# [Source data]
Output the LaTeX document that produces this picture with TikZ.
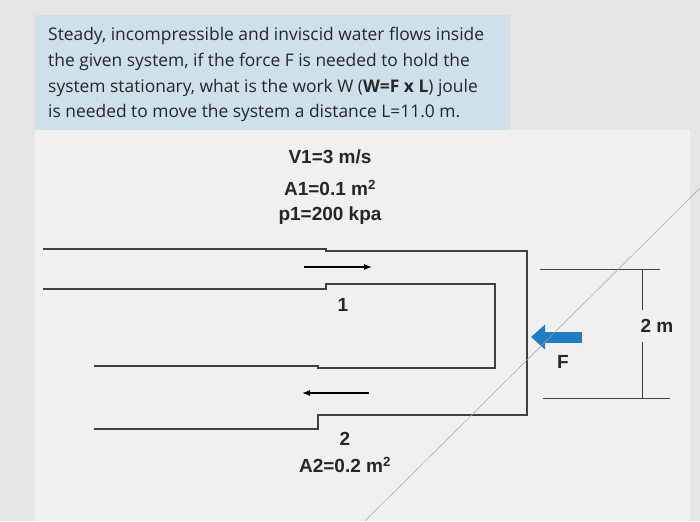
\documentclass[tikz,border=0pt]{standalone}
\usepackage{fontspec}
\usetikzlibrary{arrows.meta}
\setmainfont{Liberation Sans}
\newfontfamily\qfont{Open Sans}
\definecolor{boxc}{RGB}{206,224,234}
\definecolor{fblue}{RGB}{30,125,195}
\begin{document}
\begin{tikzpicture}[x=1pt,y=-1pt,
  pipe/.style={line width=1.3pt,draw=black!75},
  lbl/.style={font=\bfseries\fontsize{19}{22}\selectfont,inner sep=0pt,text=black!85},
  qt/.style={font=\qfont\fontsize{17.4}{26}\selectfont,anchor=west,inner sep=0pt,text=black!85}]
\useasboundingbox (0,0) rectangle (700,521);
\fill[black!10] (0,0) rectangle (700,521);
\fill[black!6] (35,130) rectangle (690,521);
\fill[boxc] (35,15) rectangle (510,130);
\node[qt] (l1) at (48,36) {Steady, incompressible and inviscid water flows inside};
\node[qt] (l2) at (48,62) {the given system, if the force F is needed to hold the};
\node[qt] (l3) at (48,88) {system stationary, what is the work W (\textbf{W=F x L}) joule};
\node[qt] (l4) at (48,113) {is needed to move the system a distance L=11.0 m.};
\node[lbl] (v1) at (330,157) {V1=3 m/s};
\node[lbl] (a1) at (330,188) {A1=0.1 m$^{\mathbf 2}$};
\node[lbl] (p1) at (330,216) {p1=200 kpa};
\node[lbl] (n1) at (343,305) {1};
\node[lbl] (n2) at (345,439) {2};
\node[lbl] (a2) at (345,465) {A2=0.2 m$^{\mathbf 2}$};
% pipes
\draw[pipe] (43,249) -- (326,249) -- (326,251) -- (527,251) -- (527,415) -- (318,415) -- (318,429) -- (94,429);
\draw[pipe] (43,289) -- (326,289) -- (326,284) -- (495,284) -- (495,368) -- (318,368) -- (318,366) -- (94,366);
\coordinate (ta) at (304,267); \coordinate (tb) at (372,267);
\coordinate (ba) at (369,393); \coordinate (bb) at (302,393);
\draw[line width=1.2pt,-{Latex[length=8pt]}] (ta) -- (tb);
\draw[line width=1.2pt,-{Latex[length=8pt]}] (ba) -- (bb);
% force
\coordinate (fa) at (582,337); \coordinate (fb) at (531,337);
\draw[line width=11pt,draw=fblue,-{Triangle[length=14pt,width=24pt]}] (fa) -- (fb);
\node[lbl] (F) at (563,362) {F};
% dimension
\coordinate (d1) at (540,269); \coordinate (d2) at (660,269);
\coordinate (d3) at (543,398); \coordinate (d4) at (670,398);
\draw[line width=1pt,black!75] (d1) -- (d2) (d3) -- (d4);
\draw[line width=1pt,black!75] (642,269) -- (642,310) (642,342) -- (642,398);
\node[lbl] (dm) at (657,326) {2 m};
% reflection line
\draw[black!35,line width=0.5pt] (700,188) -- (365,521);
\end{tikzpicture}
\end{document}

# [Directive]
Copy the listing over exactly, skipping the pictures it holds.

# [Task response]
Output the LaTeX document that produces this picture with TikZ.
\documentclass[tikz,border=0pt]{standalone}
\usepackage{fontspec}
\usetikzlibrary{arrows.meta}
\setmainfont{Liberation Sans}
\newfontfamily\qfont{Open Sans}
\definecolor{boxc}{RGB}{206,224,234}
\definecolor{fblue}{RGB}{30,125,195}
\begin{document}
\begin{tikzpicture}[x=1pt,y=-1pt,
  pipe/.style={line width=1.3pt,draw=black!75},
  lbl/.style={font=\bfseries\fontsize{19}{22}\selectfont,inner sep=0pt,text=black!85},
  qt/.style={font=\qfont\fontsize{17.4}{26}\selectfont,anchor=west,inner sep=0pt,text=black!85}]
\useasboundingbox (0,0) rectangle (700,521);
\fill[black!10] (0,0) rectangle (700,521);
\fill[black!6] (35,130) rectangle (690,521);
\fill[boxc] (35,15) rectangle (510,130);
\node[qt] (l1) at (48,36) {Steady, incompressible and inviscid water flows inside};
\node[qt] (l2) at (48,62) {the given system, if the force F is needed to hold the};
\node[qt] (l3) at (48,88) {system stationary, what is the work W (\textbf{W=F x L}) joule};
\node[qt] (l4) at (48,113) {is needed to move the system a distance L=11.0 m.};
\node[lbl] (v1) at (330,157) {V1=3 m/s};
\node[lbl] (a1) at (330,188) {A1=0.1 m$^{\mathbf 2}$};
\node[lbl] (p1) at (330,216) {p1=200 kpa};
\node[lbl] (n1) at (343,305) {1};
\node[lbl] (n2) at (345,439) {2};
\node[lbl] (a2) at (345,465) {A2=0.2 m$^{\mathbf 2}$};
% pipes
\draw[pipe] (43,249) -- (326,249) -- (326,251) -- (527,251) -- (527,415) -- (318,415) -- (318,429) -- (94,429);
\draw[pipe] (43,289) -- (326,289) -- (326,284) -- (495,284) -- (495,368) -- (318,368) -- (318,366) -- (94,366);
\coordinate (ta) at (304,267); \coordinate (tb) at (372,267);
\coordinate (ba) at (369,393); \coordinate (bb) at (302,393);
\draw[line width=1.2pt,-{Latex[length=8pt]}] (ta) -- (tb);
\draw[line width=1.2pt,-{Latex[length=8pt]}] (ba) -- (bb);
% force
\coordinate (fa) at (582,337); \coordinate (fb) at (531,337);
\draw[line width=11pt,draw=fblue,-{Triangle[length=14pt,width=24pt]}] (fa) -- (fb);
\node[lbl] (F) at (563,362) {F};
% dimension
\coordinate (d1) at (540,269); \coordinate (d2) at (660,269);
\coordinate (d3) at (543,398); \coordinate (d4) at (670,398);
\draw[line width=1pt,black!75] (d1) -- (d2) (d3) -- (d4);
\draw[line width=1pt,black!75] (642,269) -- (642,310) (642,342) -- (642,398);
\node[lbl] (dm) at (657,326) {2 m};
% reflection line
\draw[black!35,line width=0.5pt] (700,188) -- (365,521);
\end{tikzpicture}
\end{document}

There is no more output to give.